Are you tired of leaders bothering you with trade deals? We feel your pain. You want to play the game, not get on someone’s bad side simply because you denied them a trade offer for the millionth time. Zee’s Fewer Trade Offers increases the length of time before another civilization bothers you for something you have.

JFD’s Civilizations and Leaders

Those of you who’ve mastered every civilization are probably looking for greener pastures. What more is there? Why, more civilizations to master. With JFD’s Civilizations and Leaders mod, old and new civilizations are brought into the fold, many with their own unique traits not found in the base game.

What’s nice is the mod isn’t one big civilization pack; you can pick and choose who you want. Each civilization is its own stand-alone download, making your game a little more unique from others.

Sukritact’s Simple UI Adjustments

At some point in Civilization VI, you’ll end up with so many cities micromanaging is going to be a nightmare. You have to click on a city, then issue a command, or a task. Imagine doing that a dozen, or so times. Sukritact’s Simple UI Adjustments mod skips the clicking and provides an overview of your city. From there you can decide if it’s worth managing during your turn, or move on. Simple UI isn’t a huge UI overhaul like Concise UI is. In fact, that and Simple UI work really well together. Definitely use the two for maximum convenience.

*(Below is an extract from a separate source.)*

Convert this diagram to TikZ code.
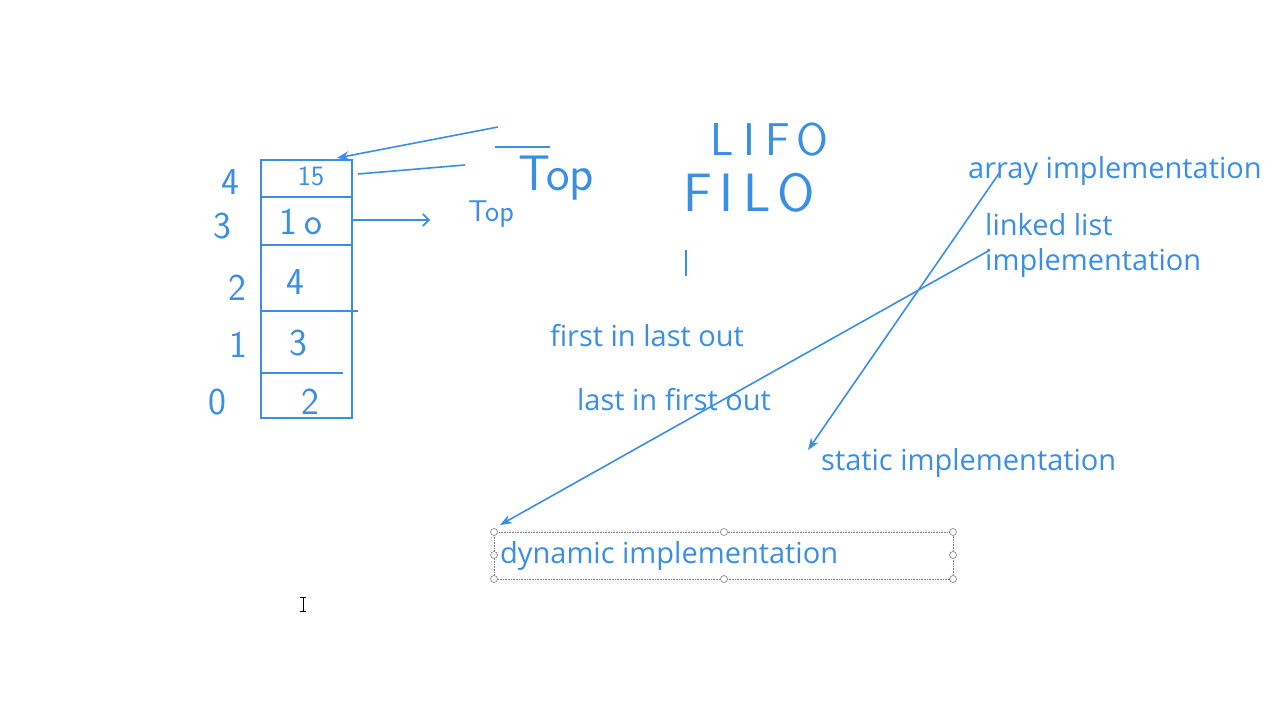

Catastrophic Disaster Intensity

For Civ players with nerves of steel, playing on “Hyperreal” is already tough with the increased chances or natural disasters. Playing Civilization VI with Catastrophic Disaster Intensity mod makes “Hyperreal” feel like vanilla. Hell has come to Earth.

For starters, just about every turn, the map will experience some kind of disaster. To make matters worse, the more severe versions of said catastrophes are way more common, especially flooding. Coastal lowland tiles get hit hard with flooding due to an increase from 33 percent to 75 percent.

And you know those cool, dormant volcanoes you knowingly placed a city near? Well, every volcano on the map is active now. Basically, every nearby city ends up being Pompeii, minus Kit Harington.

Yet (not) Another Map Pack

You can’t have a list of Civilization VI mods without a map mod. Yet (not) Another Map Pack aims to provide a more immersive map, not just in style, but in size and culture as well. Starting locations, for example, are linked to the civilization you’ve chosen. Furthermore, maps get a massive growth spurt with additional map sizes such as Enormous, Giant, and Ludicrous—128×80, 180×94, and 200×100, respectively.

It’s important to note, however, the Gathering Storm update uncovered a few bugs when choosing the larger map sizes, specifically anything after “Enormous.”